Friday, June 29, 2012

Windows Server 2012 storage = awesome sauce

We've been playing with the Windows Server 2012 release candidate on a new NAS system, and the combination of Storage Spaces and deduplication make for an impressive combination (see screenshot).

89% deduplication rate
We copied a week's worth of database and disk-image backups from a few servers to a deduplication-enabled volume on the test system. This amounted to a total of 845 GiB of raw, uncompressed data files. After waiting a bit for the deduplication to kick in, we ended up with a 90% savings in space.

This is the kind of result usually seen on purpose-built and reassuringly expensive dedplication appliances such as those from Data Domain.

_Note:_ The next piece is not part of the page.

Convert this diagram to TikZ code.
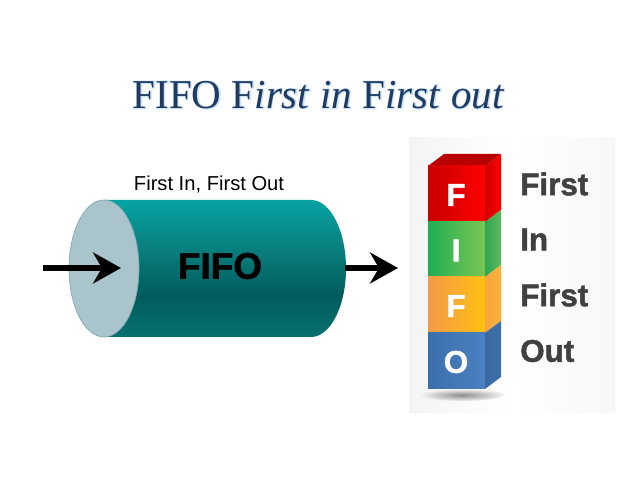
\documentclass[tikz,border=0pt]{standalone}
\usepackage{fontspec}
\setmainfont{Liberation Sans}
\newfontfamily\titlefont{Liberation Serif}
\newfontfamily\titleglow[FakeBold=4]{Liberation Serif}
\newfontfamily\heavyfont[FakeBold=1.5]{Liberation Sans Bold}
\usetikzlibrary{arrows.meta,positioning}
\definecolor{titleblue}{HTML}{1F3B63}
\definecolor{glowblue}{HTML}{C9E2F5}
\definecolor{faceteal}{HTML}{A9C5CB}
\definecolor{edgeteal}{HTML}{7FAAB0}
\definecolor{labelgray}{HTML}{404040}
\definecolor{panelgray}{HTML}{F4F4F4}
\definecolor{shadowgray}{HTML}{8C8C8C}
\definecolor{tealA}{HTML}{06A3A3}
\definecolor{tealB}{HTML}{0A8080}
\definecolor{tealC}{HTML}{08706F}
\definecolor{tealD}{HTML}{005C5C}
\pgfdeclareverticalshading{tealtube}{100bp}{
  color(0bp)=(tealC); color(25bp)=(tealC); color(40bp)=(tealD); color(58bp)=(tealB); color(75bp)=(tealA); color(100bp)=(tealA)}
\tikzset{
  flowarrow/.style={line width=0.2cm,-{Stealth[length=0.84cm,width=0.93cm,inset=0.27cm]}},
  blockletter/.style={text=white,font=\heavyfont\fontsize{26.8}{30}\selectfont,inner sep=0pt},
  sidelabel/.style={text=labelgray,font=\heavyfont\fontsize{26.8}{30}\selectfont,anchor=west,inner sep=0pt},
}
\begin{document}
\begin{tikzpicture}[x=0.03cm,y=0.03cm]
\useasboundingbox (0,0) rectangle (638,478);
\fill[white] (0,0) rectangle (638,478);

% Drawing title
\node[text=glowblue,font=\titleglow\fontsize{35}{40}\selectfont,inner sep=0pt] (titleback) at (318.5,383) {FIFO F\textit{irst} \textit{in} F\textit{irst} \textit{out}};
\node[text=titleblue,font=\titlefont\fontsize{35}{40}\selectfont,inner sep=0pt] (title) at (318.5,383) {FIFO F\textit{irst} \textit{in} F\textit{irst} \textit{out}};

% Drawing cylinder
\shade[shading=tealtube] (104,278) -- (311,278) arc (90:-90:35 and 68.5) -- (104,141) -- cycle;
\draw[edgeteal,line width=0.02cm,fill=faceteal] (104,209.5) ellipse (35 and 68.5);
\node[font=\fontsize{17.2}{20}\selectfont,inner sep=0pt] (caption) at (209,294) {First In, First Out};
\node[font=\heavyfont\fontsize{31.5}{34}\selectfont,inner sep=0pt] (fifolabel) at (220,212) {FIFO};

% Drawing arrows
\coordinate (inStart) at (43,210);
\coordinate (inEnd) at (121,210);
\coordinate (outStart) at (345,210);
\coordinate (outEnd) at (398,210);
\draw[flowarrow] (inStart) -- (inEnd);
\draw[flowarrow] (outStart) -- (outEnd);

% Drawing panel
\shade[left color=panelgray,right color=panelgray!70!white,middle color=white] (409,65) rectangle (615,340);
\shade[inner color=shadowgray,outer color=panelgray] (462,83) ellipse (42 and 6);

% Drawing top of stack
\fill[red!72!black] (428,312) -- (444,324) -- (501,324) -- (485,312) -- cycle;

% Drawing blocks
\foreach \yt/\yb/\frontA/\frontB/\sideA/\sideB/\ch/\word/\n in {
  312/256/C80000/FF0000/D00000/FF0000/F/First/a,
  256/201/1FAE54/7CC653/2FA64F/5DBB5F/I/In/b,
  201/145/F59A48/FFC010/F7A43F/FDB237/F/First/c,
  145/89/3C6EAC/4B81C1/3A68A2/3F70AC/O/Out/d}{
  \definecolor{fa}{HTML}{\frontA}\definecolor{fb}{HTML}{\frontB}
  \definecolor{sa}{HTML}{\sideA}\definecolor{sb}{HTML}{\sideB}
  \shade[left color=fa,right color=fb] (428,\yt) rectangle (485,\yb);
  \shade[left color=sa,right color=sb] (485,\yt) -- (501,\yt+12) -- (501,\yb+12) -- (485,\yb) -- cycle;
  \node[blockletter] (block\n) at (456,{(\yt+\yb)/2-1}) {\ch};
  \node[sidelabel] (word\n) at (520,{(\yt+\yb)/2+10}) {\word};
}
\end{tikzpicture}
\end{document}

The data copy process itself was also quite interesting. We configured twelve 2TB 7200 RPM drives into a Windows Storage Spaces pool, and set up a 5 TB NTFS volume on them in parity mode. Storage Spaces give you much of the flexibility of something like ZFS or Drobo: you create a pool of raw disks, and can carve it up into thin-provisioned volumes with different RAID and size policies. These volumes can be formatted with NTFS, ReFS, or shared out as raw iSCSI to other systems. Disks of different sizes can be added or removed and the pool will re-balance data automatically.

We copied the files from another NAS using ROBOCOPY with two threads, and the Windows 2012 system was able to write out the data at 100% of network speed (about 120 MiB/s) while using just 2% of a single Xeon E5-2620. Parity calculations are not a bottleneck here. Supposedly Microsoft also supposedly has some tricks in Storage Spaces to prevent the "software RAID-5 write hole" for parity volumes a la ZFS. The actual deduplication process took a few hours after the data was ingested, as it is a post-process system that runs at a low priority in the background.

There are caveats with the new deduplication feature, making it unsuitable for things like live VM disks or live databases. But it's certainly great for backup data, archival data, and general purpose file sharing. Management of the Storage Spaces and Deduplication features is dead-simple through the GUI, with sensible defaults. There is also a wealth of PowerShell commands to let you dig into the details not exposed in the GUI.

Finally, you can't beat the cost, which is basically "free" if you were already buying Windows Server 2012 anyway.